Logs: controlled fetches. Allow kubectl logs style reads with limits (--tail, --since) and container selection. kubectl logs accepts TYPE/NAME and supports --all-pods and --tail, so chat responses can show useful slices without streaming forever. 4
Pod restart = controller restart, not blind deletes. Expose rollout restart for controllers (Deployment/DaemonSet/StatefulSet) rather than raw delete pod actions. kubectl rollout restart triggers a rolling restart that respects readiness probes and the controller’s update strategy. That reduces downtime risk compared with ad‑hoc pod deletions. 3
Rollout management as status and controlled actions. Allow rollout status and rollout undo for rapid situational awareness and safe rollback entry points; progressive-delivery controllers (Argo Rollouts) belong behind chat workflows, not inside ad‑hoc chat edits. 7
Ban the superpower verbs unless strictly gated. exec, port-forward, apply and granting patch broadly should not be first‑class chat actions unless those calls are scoped and require approvals.

Quick reference table

Command class	Example (chat)	Allow in chat?	Why
Read-only	`@Botkube kubectl get pods -n prod`	Yes	Triage without risk.
Logs	`@Botkube kubectl logs deployment/myapp --all-pods --tail=200 -n prod`	Yes (with limits)	Fast debugging; use `--since`/`--tail`. 4
Restart	`@Botkube kubectl rollout restart deployment/myapp -n prod`	Yes (controlled)	Rolling restart respects controllers and probes. 3
Rollout ops	`@Botkube kubectl rollout status deployment/myapp`	Yes	Observability before/after changes. 3
Exec / Apply	`exec`, `apply`	No (default)	High blast radius; require PR/GitOps or approval.

Important: Expose only verbs you can safely observe and reverse; prefer controller-level changes over pod-level deletes and prefer GitOps for manifest updates.

Locking it down: namespace scoping, RBAC, and least privilege

Make the bot a low‑privilege principal: a namespace-scoped Role is the rule, ClusterRole is the exception.

Use namespaced Role objects instead of ClusterRole whenever possible so you scope the blast radius to prod, staging, or dev. Kubernetes RBAC is additive and expressive; subresources like pods/log appear in RBAC rules as pods/log. Use that to give log access without broader pod modifications. 2
Constrain write verbs to specific resource names where possible using resourceNames. That reduces lateral movement: allow patch on deployments but only for payment-api and frontend. 2
Avoid granting impersonate, escalate, or bind to general-purpose bots unless you have a very controlled use-case and strong audit/red team oversight — these verbs enable privilege escalation. Kubernetes RBAC best practices call out impersonate and escalate as high-risk. 2 7
Test impersonation and delegated identities with kubectl auth can-i during design and after policy changes. Use the same --as/--as-group simulation you plan to use in the bot’s kubeconfigs to verify the effective permissions. 8

Example Role allowing logs and a tightly-scoped restart capability:

beefed.ai recommends this as a best practice for digital transformation.

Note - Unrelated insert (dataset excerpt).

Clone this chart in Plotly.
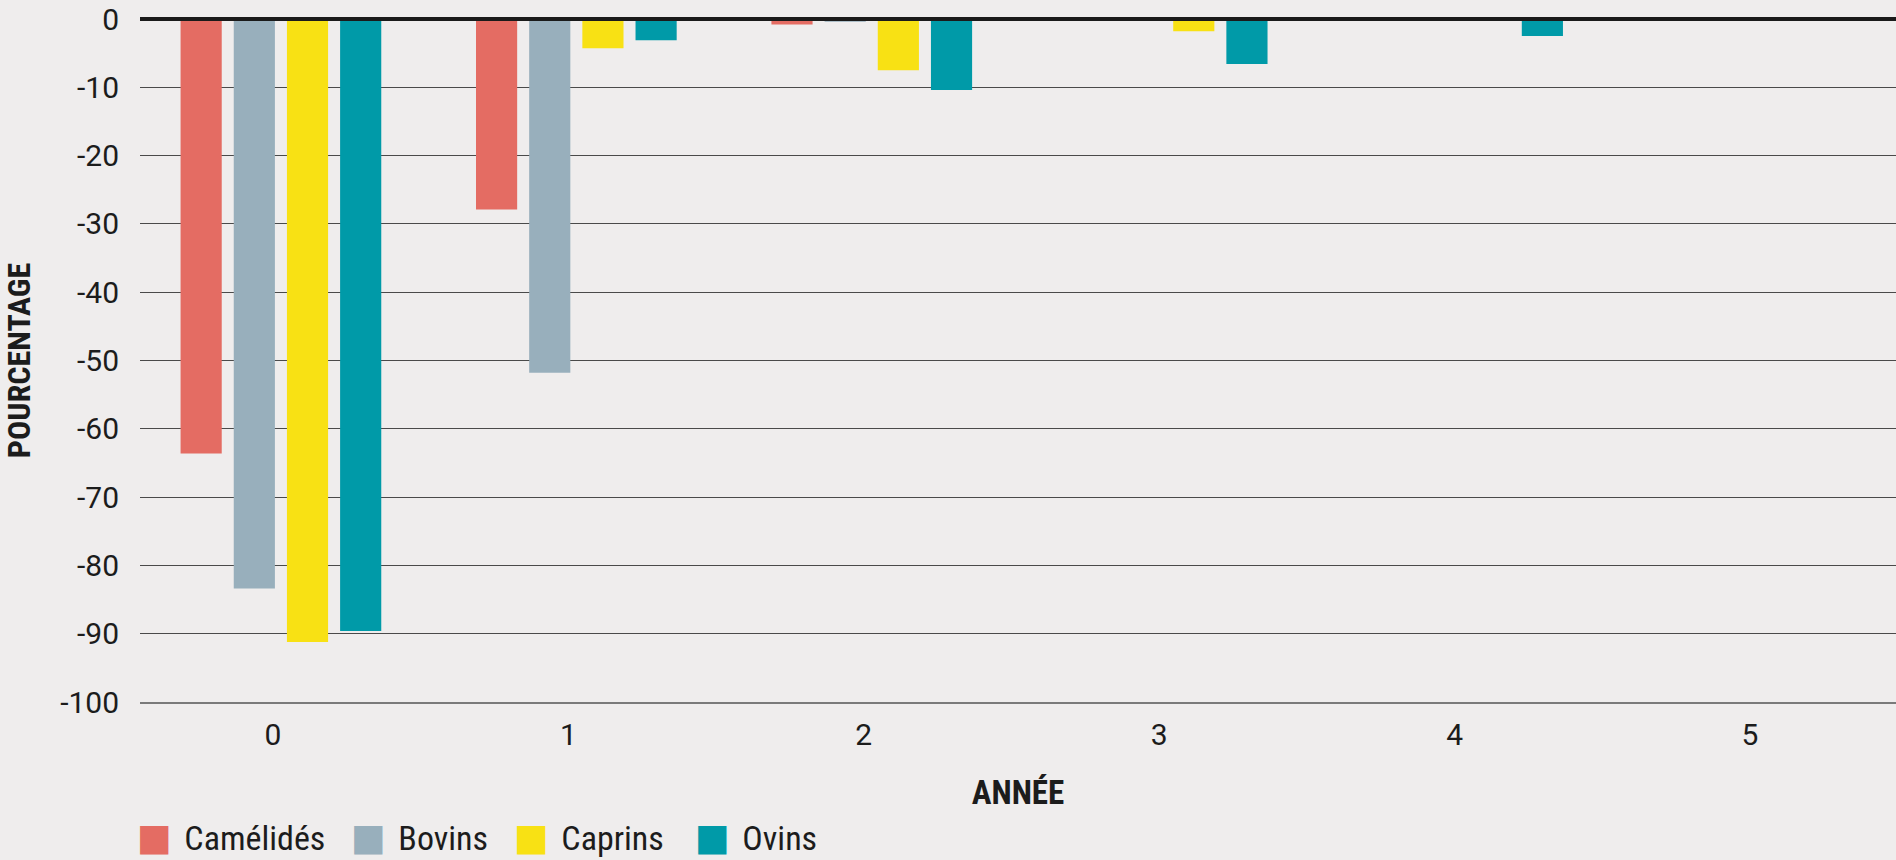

apiVersion: rbac.authorization.k8s.io/v1
kind: Role
metadata:
  namespace: prod
  name: bot-logs-reader
rules:
- apiGroups: [""]
  resources: ["pods", "pods/log"]
  verbs: ["get", "list"]
---
apiVersion: rbac.authorization.k8s.io/v1
kind: Role
metadata:
  namespace: prod
  name: bot-restart-deployments
rules:
- apiGroups: ["apps"]
  resources: ["deployments"]
  resourceNames: ["payment-api","frontend"]
  verbs: ["get", "patch", "update"]

Bind those roles to a ServiceAccount used by your chat agent and keep a short, auditable lifecycle for those credentials. Use token binding and rotation where possible; create short-lived tokens with kubectl create token for manual issuance and test procedures. 9

Have questions about this topic? Ask Emma directly

Get a personalized, in-depth answer with evidence from the web

Preventing accidents: rate limits, confirmations, and approval flows

You need control planes both on the cluster side and the chat platform side.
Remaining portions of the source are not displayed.